Even if references to ZSTs were to become ZSTs themselves, this shouldn't affect raw pointers (references have validity requirements, raw pointers don't).

I recently merged a PR someone sent me for 100% safe code offset_of! macro, the only catch is that you need to pass in a valid instance of that type (which usually isn't a problem at all).

#[macro_export]
macro_rules! offset_of {
  ($instance:expr, $Type:path, $field:tt) => {{
    // This helps us guard against field access going through a Deref impl.
    #[allow(clippy::unneeded_field_pattern)]
    let $Type { $field: _, .. };
    let reference: &$Type = &$instance;
    let address = reference as *const _ as usize;
    let field_pointer = &reference.$field as *const _ as usize;
    // These asserts/unwraps are compiled away at release, and defend against
    // the case where somehow a deref impl is still invoked.
    let result = field_pointer.checked_sub(address).unwrap();
    assert!(result <= $crate::__core::mem::size_of::<$Type>());
    result
  }};
}

To guarentee that the deref impl can't be invoked,

#[macro_export]
macro_rules! offset_of {
  ($instance:expr, $Type:path, $field:tt) => {{
    let reference: &$Type = &$instance;
    let address = reference as *const _ as usize;
    // This helps us guard against field access going through a Deref impl.
    let $Type { $field: field_ref, .. } = reference;
    let field_pointer = field_ref as *const _ as usize;

    field_pointer - address
  }};
}

That looks like basically the same lines in a slightly different order?

Yes, just made it explicit that the field is getting borrowed from the struct (using match ergonomics).
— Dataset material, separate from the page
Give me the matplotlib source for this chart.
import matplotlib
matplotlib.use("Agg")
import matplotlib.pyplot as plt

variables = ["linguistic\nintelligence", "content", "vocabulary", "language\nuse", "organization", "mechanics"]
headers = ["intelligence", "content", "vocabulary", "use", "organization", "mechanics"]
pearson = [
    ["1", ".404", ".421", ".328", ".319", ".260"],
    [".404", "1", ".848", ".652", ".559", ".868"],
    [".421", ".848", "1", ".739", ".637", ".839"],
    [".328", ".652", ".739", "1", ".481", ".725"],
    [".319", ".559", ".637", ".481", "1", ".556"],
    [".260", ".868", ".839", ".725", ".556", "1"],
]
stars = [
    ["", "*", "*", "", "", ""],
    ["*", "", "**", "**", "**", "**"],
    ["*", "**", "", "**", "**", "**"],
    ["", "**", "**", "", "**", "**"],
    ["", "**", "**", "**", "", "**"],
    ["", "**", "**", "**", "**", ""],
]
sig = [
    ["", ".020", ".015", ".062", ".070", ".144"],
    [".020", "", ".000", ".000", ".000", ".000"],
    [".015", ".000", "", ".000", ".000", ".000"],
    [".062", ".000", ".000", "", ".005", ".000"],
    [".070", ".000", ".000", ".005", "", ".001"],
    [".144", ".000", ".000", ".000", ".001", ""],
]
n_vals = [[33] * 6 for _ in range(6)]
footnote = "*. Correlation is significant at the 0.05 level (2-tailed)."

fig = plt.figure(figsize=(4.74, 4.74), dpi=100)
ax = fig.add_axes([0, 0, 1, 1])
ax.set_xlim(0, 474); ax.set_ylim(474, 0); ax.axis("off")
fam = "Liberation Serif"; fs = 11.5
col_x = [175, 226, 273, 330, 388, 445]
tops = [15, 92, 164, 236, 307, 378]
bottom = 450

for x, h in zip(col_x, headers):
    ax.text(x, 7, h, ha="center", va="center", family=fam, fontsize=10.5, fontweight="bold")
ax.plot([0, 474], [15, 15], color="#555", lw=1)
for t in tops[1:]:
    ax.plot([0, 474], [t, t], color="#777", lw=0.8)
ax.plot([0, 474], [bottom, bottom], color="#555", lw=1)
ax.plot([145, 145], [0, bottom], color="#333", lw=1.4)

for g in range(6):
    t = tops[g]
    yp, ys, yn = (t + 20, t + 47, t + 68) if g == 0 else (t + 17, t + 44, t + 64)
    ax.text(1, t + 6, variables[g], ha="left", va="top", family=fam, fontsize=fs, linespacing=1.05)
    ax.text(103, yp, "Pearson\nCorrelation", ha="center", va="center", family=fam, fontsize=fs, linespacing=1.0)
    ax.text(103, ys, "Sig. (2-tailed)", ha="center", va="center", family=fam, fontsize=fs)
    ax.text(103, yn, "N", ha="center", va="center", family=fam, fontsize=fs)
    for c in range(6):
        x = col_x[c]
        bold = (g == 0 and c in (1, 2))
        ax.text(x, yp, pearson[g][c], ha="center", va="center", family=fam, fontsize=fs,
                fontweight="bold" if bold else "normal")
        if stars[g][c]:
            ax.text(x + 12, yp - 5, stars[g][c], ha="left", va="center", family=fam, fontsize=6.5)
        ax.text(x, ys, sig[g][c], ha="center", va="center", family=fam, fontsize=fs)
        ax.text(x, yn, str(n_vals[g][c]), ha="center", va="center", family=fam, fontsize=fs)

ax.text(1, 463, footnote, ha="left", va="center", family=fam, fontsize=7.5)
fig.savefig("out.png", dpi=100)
That way you don't have to do the dance with checked_sub and assert

I am pretty sure this was discussed in https://github.com/rust-lang/rfcs/pull/2582, and the conclusion was that it would be too confusing if x.foo was a field access vs just a pointer offset depending on the type of x. Same syntax doing totally different things like this seems like a bad idea.

1 Like

This topic was automatically closed 90 days after the last reply. New replies are no longer allowed.